Generally, elementary particles, depending on their quantum behaviour, are distinguished in two broad classes — the bosons named after Indian physicist Satyendra Nath Bose, and fermions named after Italian scientist Enrico Fermi. For example, recently discovered “Higg’s particles” are bosons while electrons are fermions.
Electrons are described by a theory developed by English scientist Paul Diarc, who combined quantum theory with Einstein’s special theory of relativity, and consequently the electrons can be further classified as Dirac fermions.

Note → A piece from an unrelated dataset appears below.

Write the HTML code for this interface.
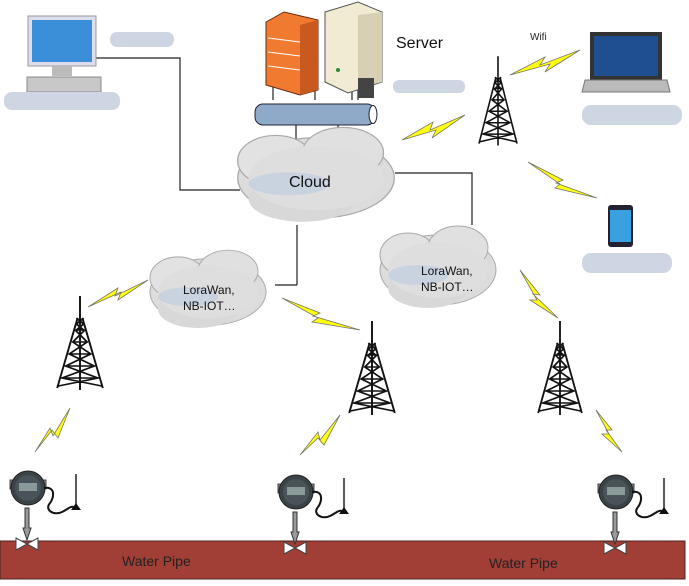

An extension of this theory predicts the existence of other special classes of fermions, such as the Weyl fermions named after the German mathematician and physicist Hermann Weyl who proposed their existence in 1929.
The Weyl fermions are mass-less particles but they are expected to be real. Weyl fermions were initially expected to be observed in cosmic radiations but that has never happened. Instead, a couple of years ago, they were observed to exist as quasi-particles, collective excitations of electrons, in a semi-metal tantalum arsenide (a compound of tantalum and arsenic) which is now also referred to as a Weyl semi-metal.
Our earlier work had shown that in a different kind of very complex materials, so-called topological Dirac semi-metals, we were able to induce superconductivity in special situations. After the discovery of Weyl semi-metals, we were interested in studying whether the Weyl fermions also have any bearing on superconductivity.
Our recent research at IISER has shown that this indeed is a case. Weyl fermions in tantalum arsenide can not only take part in superconductivity but also do so in a more conventional manner and at relatively high temperatures under certain controllable conditions. So Weyl semi-metals offer a much better possibility of realising superconductivity at higher temperatures. This result can have important consequences for research aimed at obtaining superconductivity at normal temperatures and used for everyday purposes such as electricity transmission without appreciable losses.
But there are more immediate exciting implications. The superconducting phases realised on Weyl semi-metals, in presence of a magnetic field, might also host another type of elusive particles called the Majorana fermions, initially predicted by Italian scientist Ettore Majorana in 1937. One of the major obstacles in quantum computing, the new-age computing that involves quantum data bits (called “qubits”) for processing and storing information, are fragile and easily perturbed by disorders or impurities in a material. The Majorana fermions are known to be “fault tolerant” — they are almost insensitive to disorder. Thus, it is possible to use them in fault-tolerant quantum computing.